Judgment on Foreclosure
In addressing the validity of the foreclosure judgment, the court reiterated that a judgment entered against a defendant who has not been properly served is void. However, since it was established that service was properly executed, the court found that it had personal jurisdiction over Emery when the default judgment was entered. The court further noted that the procedural requirements for initiating a foreclosure action had been satisfied, as evidenced by the notarized affidavit from the process server. As a result, the court determined that the judgment for foreclosure and sale was valid and enforceable. This reinforced the principle that, when proper service is established, a defendant's subsequent claims of lack of notice or presence in the proceedings hold little weight in contesting the order.
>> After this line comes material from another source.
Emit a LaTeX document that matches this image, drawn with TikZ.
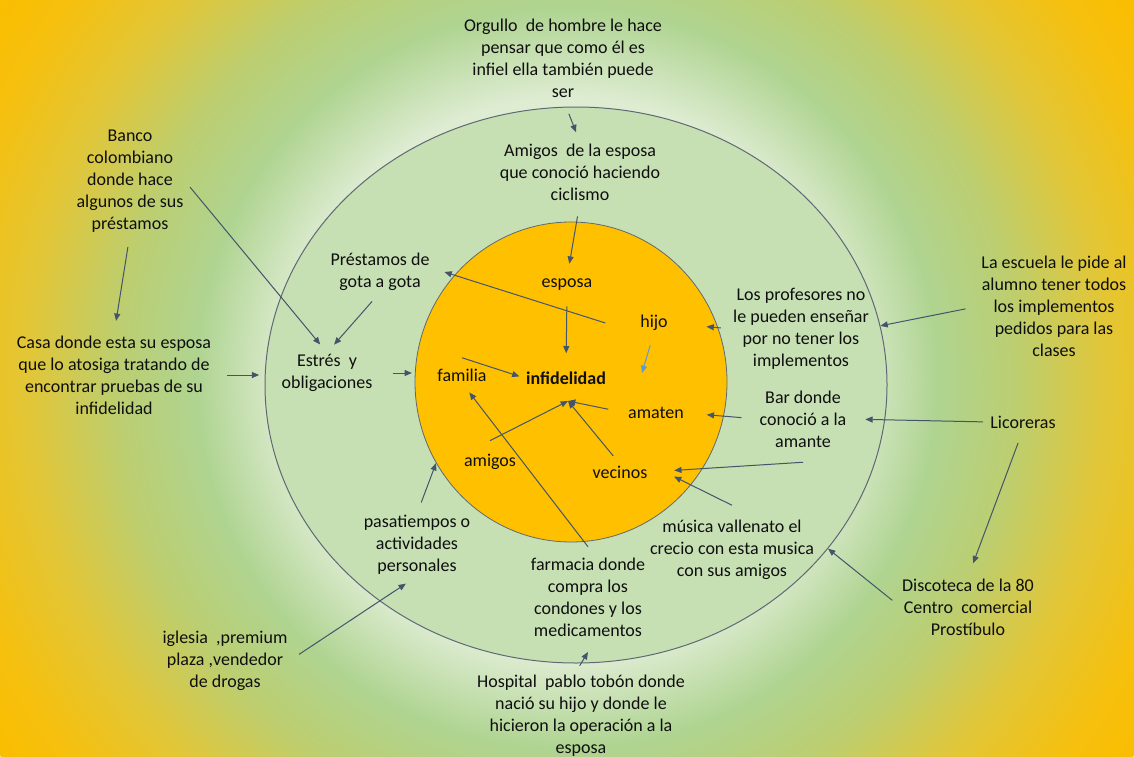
\documentclass[tikz,border=0pt]{standalone}
\usepackage{fontspec}
\setmainfont{Carlito}
\usepackage{xcolor}
\usepackage{tikz}
\usetikzlibrary{shapes.geometric, arrows.meta, positioning, calc}
\definecolor{MapOrange}{RGB}{255, 192, 0}
\definecolor{MapRing}{RGB}{198, 224, 180}
\definecolor{MapLine}{RGB}{68, 84, 106}
\definecolor{MapBlue}{RGB}{91, 155, 213}
\definecolor{MapEdge}{RGB}{95, 105, 115}
\definecolor{MapText}{RGB}{15, 15, 15}
\definecolor{GlowCenter}{RGB}{236, 244, 230}
\definecolor{GlowPale}{RGB}{222, 236, 210}
\definecolor{GlowGreen}{RGB}{175, 212, 145}
\definecolor{GlowLime}{RGB}{188, 206, 112}
\definecolor{GlowYellow}{RGB}{226, 198, 55}
\definecolor{GlowOrange}{RGB}{245, 192, 15}
\definecolor{GlowDeep}{RGB}{250, 190, 0}
\pgfdeclareradialshading{mapglow}{\pgfpoint{0bp}{0bp}}{%
  color(0bp)=(GlowCenter); color(10.3bp)=(GlowPale); color(13.6bp)=(GlowGreen);
  color(16.5bp)=(GlowLime); color(19.8bp)=(GlowYellow); color(22.8bp)=(GlowOrange);
  color(25bp)=(GlowDeep); color(50bp)=(GlowDeep)}

\begin{document}
\begin{tikzpicture}[x=0.75pt, y=-0.75pt,
  lbl/.style={align=center, inner sep=1pt, text=MapText, font=\fontsize{13.5}{16.5}\selectfont},
  arr/.style={draw=MapLine, line width=0.75pt, -{Triangle[length=5.5pt, width=4.5pt]}}]
  \useasboundingbox (0,0) rectangle (1134,756);
  \begin{scope}
    \clip (0,0) rectangle (1134,756);
    \shade[shading=mapglow] (567,378) circle (510.75pt);
  \end{scope}

  \node[ellipse, draw=MapEdge, fill=MapRing, line width=0.75pt,
        minimum width=466.5pt, minimum height=417pt] (outer) at (576,385) {};
  \node[ellipse, draw=MapEdge, fill=MapOrange, line width=0.6pt,
        minimum width=234pt, minimum height=240pt] (inner) at (571,382) {};

  \node[lbl] (orgullo) at (563,58) {Orgullo\ \ de hombre le hace\\pensar que como él es\\infiel ella también puede\\ser};
  \node[lbl] (amigosEsposa) at (580,172) {Amigos\ \ de la esposa\\que conoció haciendo\\ciclismo};
  \node[lbl] (banco) at (130,181) {Banco\\colombiano\\donde hace\\algunos de sus\\préstamos};
  \node[lbl] (casa) at (114,375) {Casa donde esta su esposa\\que lo atosiga tratando de\\encontrar pruebas de su\\infidelidad};
  \node[lbl] (prestamos) at (380,272) {Préstamos de\\gota a gota};
  \node[lbl] (estres) at (327,373) {Estrés\ \ y\\obligaciones};
  \node[lbl] (esposa) at (567,285) {esposa};
  \node[lbl] (hijo) at (654,323) {hijo};
  \node[lbl] (familia) at (462,375) {familia};
  \node[lbl, font=\fontsize{13.5}{16.5}\selectfont\bfseries] (infidelidad) at (566,378) {infidelidad};
  \node[lbl] (amaten) at (656,413) {amaten};
  \node[lbl] (amigos) at (490,462) {amigos};
  \node[lbl] (vecinos) at (620,472) {vecinos};
  \node[lbl] (profesores) at (801,329) {Los profesores no\\le pueden enseñar\\por no tener los\\implementos};
  \node[lbl] (escuela) at (1054,306) {La escuela le pide al\\alumno tener todos\\los implementos\\pedidos para las\\clases};
  \node[lbl] (bar) at (803,419) {Bar donde\\conoció a la\\amante};
  \node[lbl] (licoreras) at (1023,422) {Licoreras};
  \node[lbl] (pasatiempos) at (417,545) {pasatiempos o\\actividades\\personales};
  \node[lbl] (musica) at (732,550) {música vallenato el\\crecio con esta musica\\con sus amigos};
  \node[lbl] (farmacia) at (588,597) {farmacia donde\\compra los\\condones y los\\medicamentos};
  \node[lbl] (discoteca) at (968,607) {Discoteca de la 80\\Centro\ \ comercial\\Prostíbulo};
  \node[lbl] (iglesia) at (225,661) {iglesia\ \ ,premium\\plaza ,vendedor\\de drogas};
  \node[lbl] (hospital) at (581,716) {Hospital\ \ pablo tobón donde\\nació su hijo y donde le\\hicieron la operación a la\\esposa};

  \coordinate (hijoTip) at (642,373);
  \coordinate (infFoot) at (568,401);
  \coordinate (hospTip) at (588,652);

  \draw[arr, shorten <=12pt, shorten >=8pt] (orgullo.south) -- (amigosEsposa.north);
  \draw[arr, shorten <=11pt, shorten >=10.5pt] (amigosEsposa.south) -- (esposa.north);
  \draw[arr, shorten <=10.5pt, shorten >=12.5pt] (esposa.south) -- (infidelidad.north);
  \draw[arr] ([xshift=-25pt]hijo.west) -- ([xshift=10pt]prestamos.east);
  \draw[arr, shorten <=6pt, shorten >=8pt] (banco.east) -- (estres.north);
  \draw[arr, shorten <=9pt, shorten >=8pt] (prestamos.south) -- (estres.north);
  \draw[arr, shorten <=10pt, shorten >=10pt] (banco.south) -- (casa.north);
  \draw[arr, shorten <=11pt, shorten >=4pt] (casa.east) -- (casa.east -| outer.west);
  \draw[arr, shorten <=14pt, shorten >=2pt] (estres.east) -- (estres.east -| inner.west);
  \draw[arr, shorten >=4pt] ([yshift=7pt]familia.north) -- (infidelidad.west);
  \draw[arr, draw=MapBlue, shorten <=10pt] (hijo.south) -- (hijoTip);
  \draw[arr, shorten <=8pt, shorten >=28pt] (profesores.west) -- (hijo.east);
  \draw[arr, shorten <=11pt] (escuela.west) -- (outer.11);
  \draw[arr, shorten <=12.5pt, shorten >=16pt] (bar.west) -- (amaten.east);
  \draw[arr, shorten <=4.5pt, shorten >=13pt] (licoreras.west) -- (bar.east);
  \draw[arr, shorten <=10.5pt, shorten >=11pt] (licoreras.south) -- (discoteca.north);
  \draw[arr, shorten <=8pt] (discoteca.west) -- (outer.-33);
  \draw[arr] ([shift={(-1pt,6pt)}]hospital.north) -- (hospTip);
  \draw[arr, shorten >=21pt] ([yshift=10pt]musica.north) -- (vecinos.north east);
  \draw[arr, shorten >=19pt] ([yshift=-10pt]bar.south) -- (vecinos.east);
  \draw[arr, shorten <=9pt] (pasatiempos.north) -- (inner.211);
  \draw[arr, shorten <=9pt, shorten >=10pt] (iglesia.east) -- (pasatiempos.south);
  \draw[arr, shorten >=9pt] ([yshift=7pt]farmacia.north) -- (familia.south);
  \draw[arr] ([yshift=9pt]amigos.north) -- (infFoot);
  \draw[arr, shorten <=8pt] (vecinos.north) -- (infFoot);
  \draw[arr, shorten <=14pt] (amaten.west) -- (infFoot);
\end{tikzpicture}
\end{document}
Conclusion on Approval of Sale
Finally, the court examined whether it abused its discretion in approving the report of sale and distribution. The court concluded that the sale was appropriate under the Illinois Mortgage Foreclosure Law, which outlines specific grounds for rejecting a sale. Since Emery did not present any valid grounds for contesting the sale and failed to demonstrate improper service, the court affirmed the lower court's decision. The court indicated that the plaintiff had followed the necessary legal procedures for conducting the sale, including mailing notice of the sale to Emery, which further supported the legitimacy of the proceedings. Thus, the court affirmed the approval of the report of sale, reinforcing the legal principle that procedural compliance is essential for upholding judgments in foreclosure cases.